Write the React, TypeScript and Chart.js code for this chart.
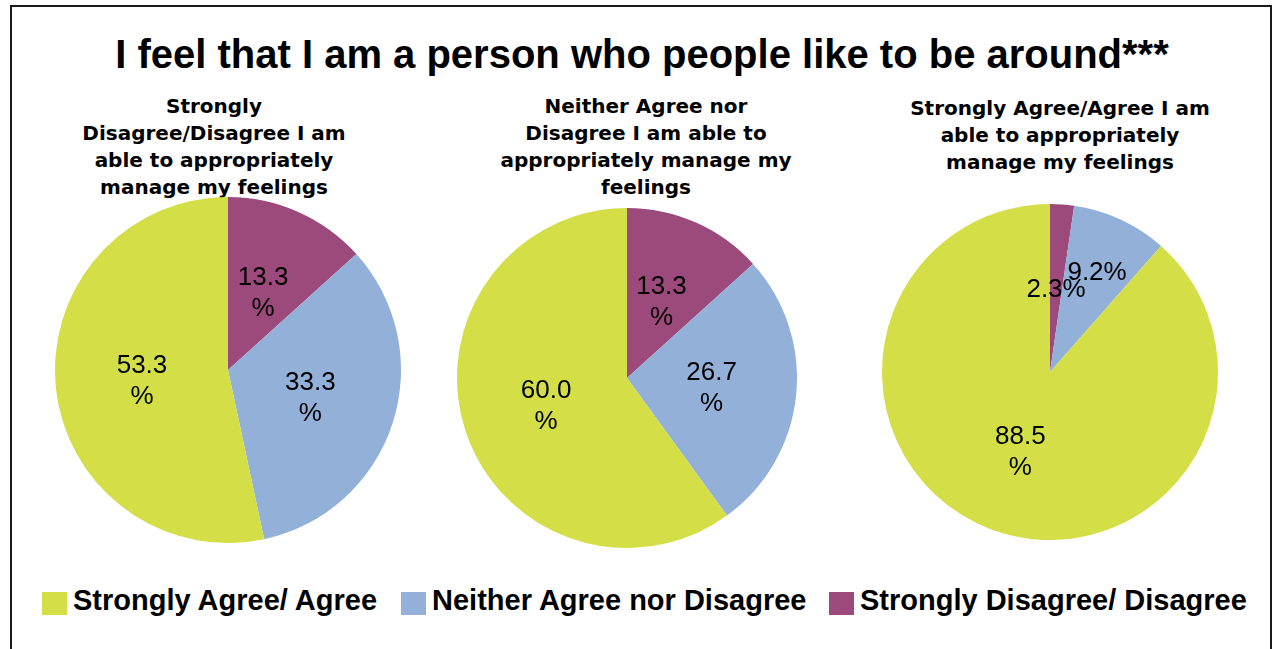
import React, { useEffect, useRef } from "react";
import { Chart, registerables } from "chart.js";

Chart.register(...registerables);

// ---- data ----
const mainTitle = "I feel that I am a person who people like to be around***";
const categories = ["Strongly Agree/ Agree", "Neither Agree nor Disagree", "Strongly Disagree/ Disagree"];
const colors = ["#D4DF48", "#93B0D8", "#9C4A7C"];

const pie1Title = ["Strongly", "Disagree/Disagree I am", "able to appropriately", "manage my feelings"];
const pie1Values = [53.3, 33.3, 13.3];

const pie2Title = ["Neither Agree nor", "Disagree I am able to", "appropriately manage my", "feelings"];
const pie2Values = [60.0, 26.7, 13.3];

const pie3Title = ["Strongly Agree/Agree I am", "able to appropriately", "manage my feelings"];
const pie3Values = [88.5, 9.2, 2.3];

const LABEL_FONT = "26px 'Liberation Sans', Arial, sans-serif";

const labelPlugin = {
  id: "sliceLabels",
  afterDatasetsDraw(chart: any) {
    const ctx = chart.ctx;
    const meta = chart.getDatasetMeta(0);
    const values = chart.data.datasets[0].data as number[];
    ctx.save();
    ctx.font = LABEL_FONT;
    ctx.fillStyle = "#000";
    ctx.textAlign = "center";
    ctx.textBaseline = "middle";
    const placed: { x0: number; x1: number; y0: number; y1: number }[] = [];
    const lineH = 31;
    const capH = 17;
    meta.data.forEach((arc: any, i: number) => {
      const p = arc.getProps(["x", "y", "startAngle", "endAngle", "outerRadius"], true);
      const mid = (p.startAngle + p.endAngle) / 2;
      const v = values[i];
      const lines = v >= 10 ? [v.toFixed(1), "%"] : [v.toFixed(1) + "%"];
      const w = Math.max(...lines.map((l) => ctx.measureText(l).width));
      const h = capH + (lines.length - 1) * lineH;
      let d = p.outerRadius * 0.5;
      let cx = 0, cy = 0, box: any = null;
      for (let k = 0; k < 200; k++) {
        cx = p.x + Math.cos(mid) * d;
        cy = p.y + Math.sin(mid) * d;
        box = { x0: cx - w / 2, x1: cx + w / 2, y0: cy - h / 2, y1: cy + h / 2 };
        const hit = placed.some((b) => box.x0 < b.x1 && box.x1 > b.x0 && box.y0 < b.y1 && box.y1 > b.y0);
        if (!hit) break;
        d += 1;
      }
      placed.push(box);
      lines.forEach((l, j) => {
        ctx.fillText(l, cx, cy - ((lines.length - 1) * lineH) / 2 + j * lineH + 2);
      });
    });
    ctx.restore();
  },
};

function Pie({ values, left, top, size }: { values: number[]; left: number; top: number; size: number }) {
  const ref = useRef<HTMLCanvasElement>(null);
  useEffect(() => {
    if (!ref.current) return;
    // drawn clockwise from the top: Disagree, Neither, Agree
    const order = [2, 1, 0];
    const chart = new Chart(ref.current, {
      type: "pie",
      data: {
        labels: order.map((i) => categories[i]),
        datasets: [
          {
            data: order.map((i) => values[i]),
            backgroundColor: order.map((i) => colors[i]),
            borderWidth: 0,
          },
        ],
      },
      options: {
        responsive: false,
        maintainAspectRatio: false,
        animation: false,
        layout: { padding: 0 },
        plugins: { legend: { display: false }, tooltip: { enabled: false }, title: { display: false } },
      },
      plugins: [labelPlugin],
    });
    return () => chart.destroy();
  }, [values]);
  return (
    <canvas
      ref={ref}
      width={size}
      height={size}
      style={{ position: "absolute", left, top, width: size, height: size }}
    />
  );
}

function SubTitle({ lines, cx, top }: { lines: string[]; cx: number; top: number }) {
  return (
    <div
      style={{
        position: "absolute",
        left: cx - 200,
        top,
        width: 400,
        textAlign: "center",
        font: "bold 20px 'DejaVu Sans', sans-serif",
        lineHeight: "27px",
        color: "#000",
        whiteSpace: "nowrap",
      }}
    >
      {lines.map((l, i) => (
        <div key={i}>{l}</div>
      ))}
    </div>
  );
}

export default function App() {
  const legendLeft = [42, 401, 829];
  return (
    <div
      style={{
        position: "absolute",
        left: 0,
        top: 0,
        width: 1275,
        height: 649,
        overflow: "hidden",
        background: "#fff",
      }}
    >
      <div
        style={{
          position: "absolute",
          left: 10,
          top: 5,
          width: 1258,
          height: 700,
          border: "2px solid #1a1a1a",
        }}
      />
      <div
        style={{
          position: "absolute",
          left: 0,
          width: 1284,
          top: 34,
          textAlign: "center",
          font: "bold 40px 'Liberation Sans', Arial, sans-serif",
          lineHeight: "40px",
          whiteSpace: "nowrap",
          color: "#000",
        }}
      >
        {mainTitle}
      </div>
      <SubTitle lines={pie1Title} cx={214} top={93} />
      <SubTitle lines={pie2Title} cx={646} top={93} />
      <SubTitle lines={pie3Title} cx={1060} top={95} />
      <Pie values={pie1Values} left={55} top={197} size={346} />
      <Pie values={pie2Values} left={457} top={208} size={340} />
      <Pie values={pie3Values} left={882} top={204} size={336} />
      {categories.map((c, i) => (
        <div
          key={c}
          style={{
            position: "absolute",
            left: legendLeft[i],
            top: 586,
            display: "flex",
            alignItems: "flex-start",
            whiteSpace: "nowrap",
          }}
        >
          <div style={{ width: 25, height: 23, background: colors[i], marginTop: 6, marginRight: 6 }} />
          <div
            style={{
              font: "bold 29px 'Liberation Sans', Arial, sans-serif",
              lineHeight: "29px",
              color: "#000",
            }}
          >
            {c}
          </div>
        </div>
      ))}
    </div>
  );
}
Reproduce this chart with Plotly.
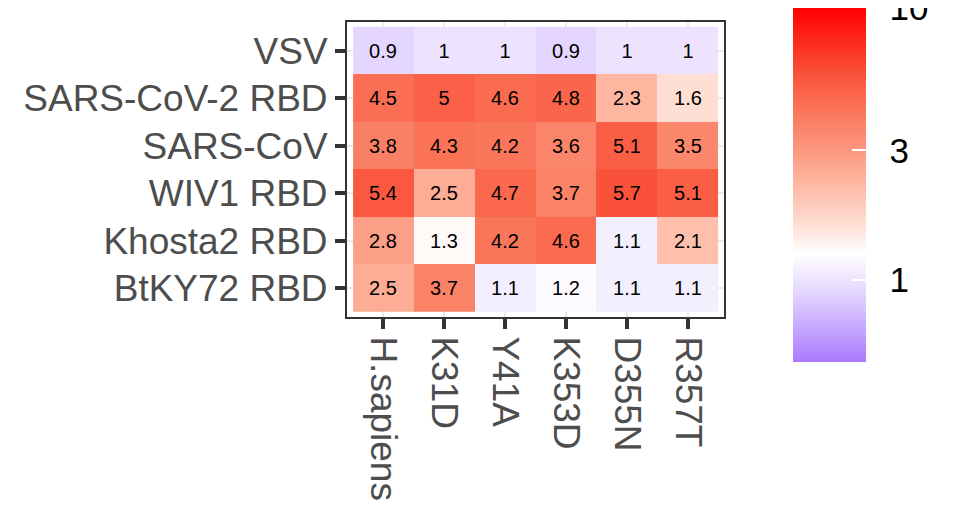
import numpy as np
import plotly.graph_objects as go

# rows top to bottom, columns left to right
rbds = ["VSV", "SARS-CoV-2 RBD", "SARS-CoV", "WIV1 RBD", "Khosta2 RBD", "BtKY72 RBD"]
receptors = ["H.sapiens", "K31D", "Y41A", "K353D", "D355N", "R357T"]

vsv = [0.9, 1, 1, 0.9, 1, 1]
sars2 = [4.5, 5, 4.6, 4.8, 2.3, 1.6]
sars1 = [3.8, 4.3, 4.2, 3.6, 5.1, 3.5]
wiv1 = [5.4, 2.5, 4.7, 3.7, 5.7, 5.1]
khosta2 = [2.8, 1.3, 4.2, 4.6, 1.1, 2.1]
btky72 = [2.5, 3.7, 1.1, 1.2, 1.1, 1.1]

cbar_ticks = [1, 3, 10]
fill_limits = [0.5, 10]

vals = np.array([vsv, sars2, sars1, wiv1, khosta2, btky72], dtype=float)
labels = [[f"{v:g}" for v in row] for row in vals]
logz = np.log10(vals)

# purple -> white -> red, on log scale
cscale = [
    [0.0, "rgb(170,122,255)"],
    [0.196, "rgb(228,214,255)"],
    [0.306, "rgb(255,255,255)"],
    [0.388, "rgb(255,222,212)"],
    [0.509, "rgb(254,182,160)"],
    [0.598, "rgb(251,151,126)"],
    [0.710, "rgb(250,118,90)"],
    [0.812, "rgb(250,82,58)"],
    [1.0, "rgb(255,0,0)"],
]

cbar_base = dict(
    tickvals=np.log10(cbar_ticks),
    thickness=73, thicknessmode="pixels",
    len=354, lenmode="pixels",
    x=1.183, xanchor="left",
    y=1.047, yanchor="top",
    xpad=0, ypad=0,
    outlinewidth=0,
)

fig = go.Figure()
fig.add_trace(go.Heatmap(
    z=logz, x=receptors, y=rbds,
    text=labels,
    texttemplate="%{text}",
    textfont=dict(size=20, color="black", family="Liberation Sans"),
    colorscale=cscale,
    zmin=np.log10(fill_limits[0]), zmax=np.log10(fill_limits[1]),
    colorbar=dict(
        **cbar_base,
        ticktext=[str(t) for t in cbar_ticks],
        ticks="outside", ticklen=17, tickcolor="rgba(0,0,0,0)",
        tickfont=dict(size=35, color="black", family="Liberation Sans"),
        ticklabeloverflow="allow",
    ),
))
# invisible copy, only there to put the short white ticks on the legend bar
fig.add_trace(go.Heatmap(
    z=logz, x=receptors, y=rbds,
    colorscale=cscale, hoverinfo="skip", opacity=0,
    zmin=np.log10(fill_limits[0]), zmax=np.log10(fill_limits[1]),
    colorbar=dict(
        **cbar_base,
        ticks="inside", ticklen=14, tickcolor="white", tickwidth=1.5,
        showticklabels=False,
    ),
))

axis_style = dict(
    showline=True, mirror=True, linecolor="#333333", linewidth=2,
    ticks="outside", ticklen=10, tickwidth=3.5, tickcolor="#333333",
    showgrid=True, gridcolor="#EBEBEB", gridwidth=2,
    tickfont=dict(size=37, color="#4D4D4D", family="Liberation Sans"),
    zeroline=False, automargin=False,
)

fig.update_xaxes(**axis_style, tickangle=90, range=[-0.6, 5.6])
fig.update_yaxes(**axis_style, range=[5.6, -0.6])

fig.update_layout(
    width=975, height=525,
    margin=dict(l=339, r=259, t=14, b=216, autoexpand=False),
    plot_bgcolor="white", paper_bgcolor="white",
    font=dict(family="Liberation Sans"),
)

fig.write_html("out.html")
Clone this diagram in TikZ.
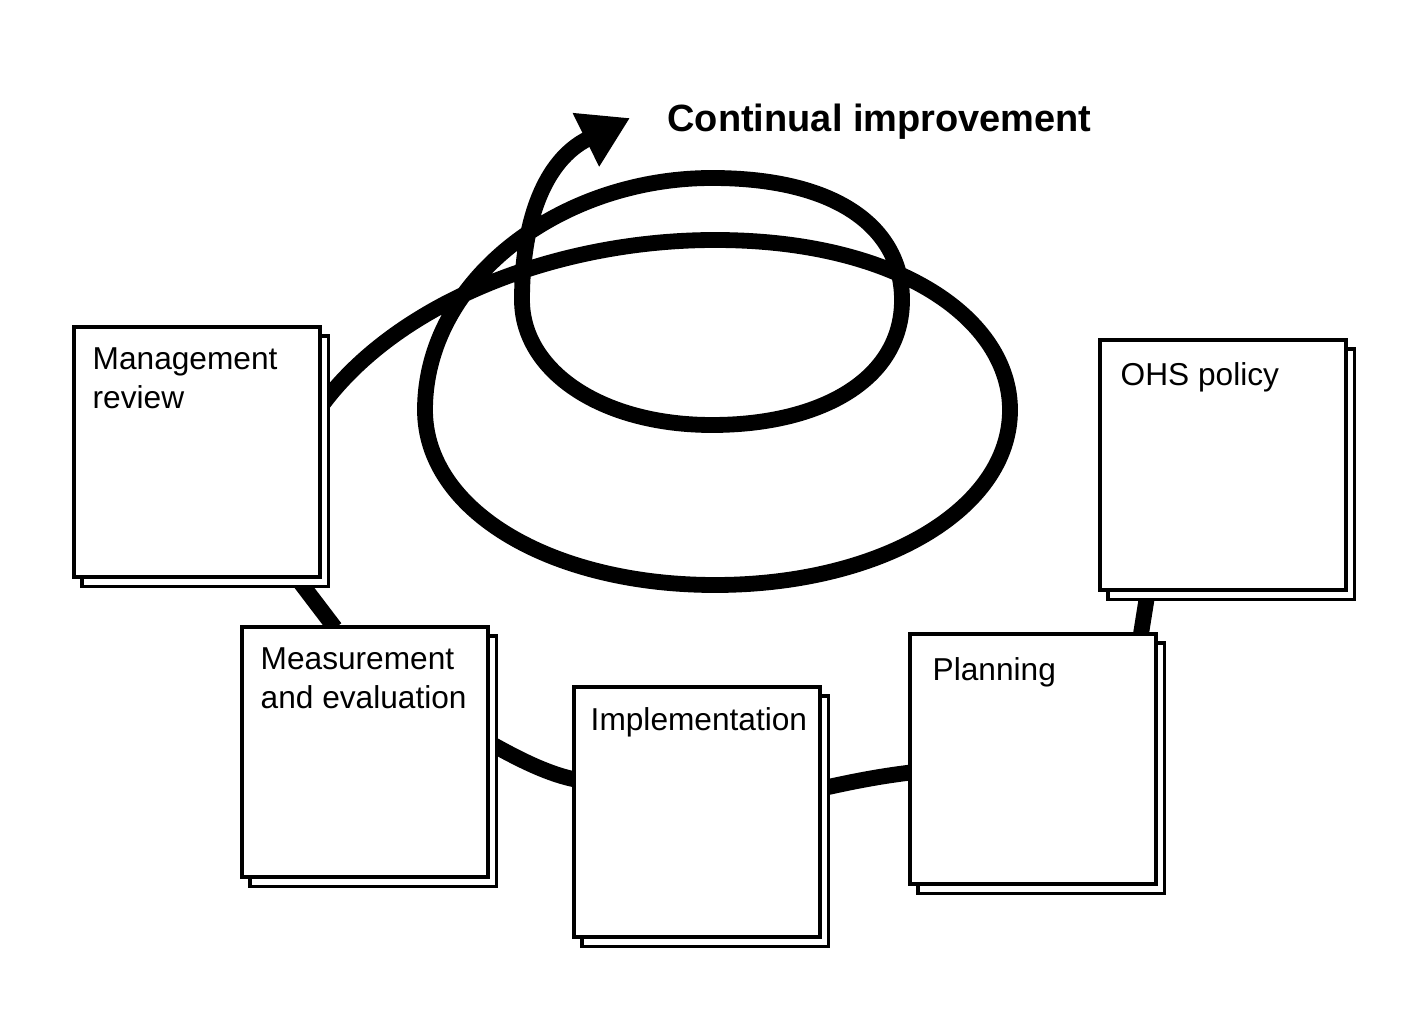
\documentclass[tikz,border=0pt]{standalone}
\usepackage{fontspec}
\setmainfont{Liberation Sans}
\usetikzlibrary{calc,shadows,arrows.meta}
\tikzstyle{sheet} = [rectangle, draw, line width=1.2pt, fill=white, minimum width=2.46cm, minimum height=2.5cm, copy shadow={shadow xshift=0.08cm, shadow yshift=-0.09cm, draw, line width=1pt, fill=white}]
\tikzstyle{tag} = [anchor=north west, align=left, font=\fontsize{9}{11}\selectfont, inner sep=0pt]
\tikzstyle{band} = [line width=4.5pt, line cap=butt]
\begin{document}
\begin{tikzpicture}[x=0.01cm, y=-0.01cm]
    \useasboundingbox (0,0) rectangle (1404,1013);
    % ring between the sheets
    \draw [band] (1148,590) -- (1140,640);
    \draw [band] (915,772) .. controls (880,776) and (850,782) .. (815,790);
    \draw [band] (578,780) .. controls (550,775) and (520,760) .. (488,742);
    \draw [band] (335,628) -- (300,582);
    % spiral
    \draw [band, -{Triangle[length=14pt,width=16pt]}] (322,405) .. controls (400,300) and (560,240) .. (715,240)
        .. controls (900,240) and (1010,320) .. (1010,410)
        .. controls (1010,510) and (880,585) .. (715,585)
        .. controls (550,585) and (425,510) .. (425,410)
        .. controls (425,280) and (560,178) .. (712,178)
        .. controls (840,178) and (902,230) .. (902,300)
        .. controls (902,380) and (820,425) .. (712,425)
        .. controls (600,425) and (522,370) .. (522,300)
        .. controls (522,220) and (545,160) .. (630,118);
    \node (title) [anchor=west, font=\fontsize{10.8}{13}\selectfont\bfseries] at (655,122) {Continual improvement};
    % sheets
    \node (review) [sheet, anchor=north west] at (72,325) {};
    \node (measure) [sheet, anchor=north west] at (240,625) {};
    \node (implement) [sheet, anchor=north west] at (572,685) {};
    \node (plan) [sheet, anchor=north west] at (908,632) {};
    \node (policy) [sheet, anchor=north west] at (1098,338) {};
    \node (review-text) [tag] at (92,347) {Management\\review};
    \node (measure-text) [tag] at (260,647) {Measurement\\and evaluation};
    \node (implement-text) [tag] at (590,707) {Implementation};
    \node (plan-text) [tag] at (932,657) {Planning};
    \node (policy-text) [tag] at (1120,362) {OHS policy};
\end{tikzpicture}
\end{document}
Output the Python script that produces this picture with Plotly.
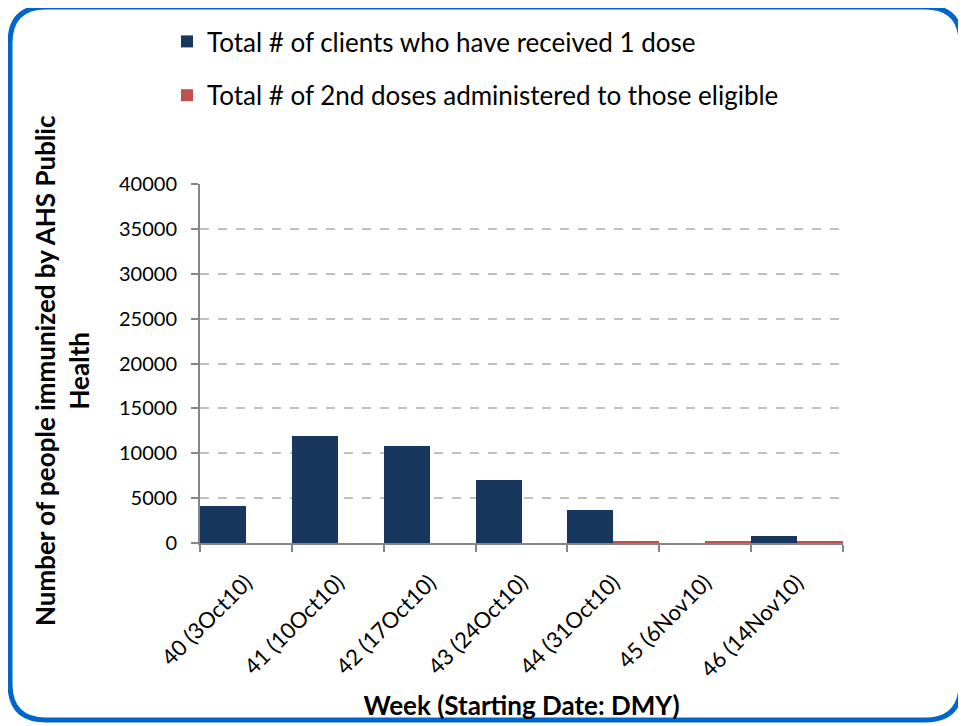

*-*-*

Your objective
Of the lines in the listing above, how many hold the string "that"? Reply with the number only.

Output of the task
2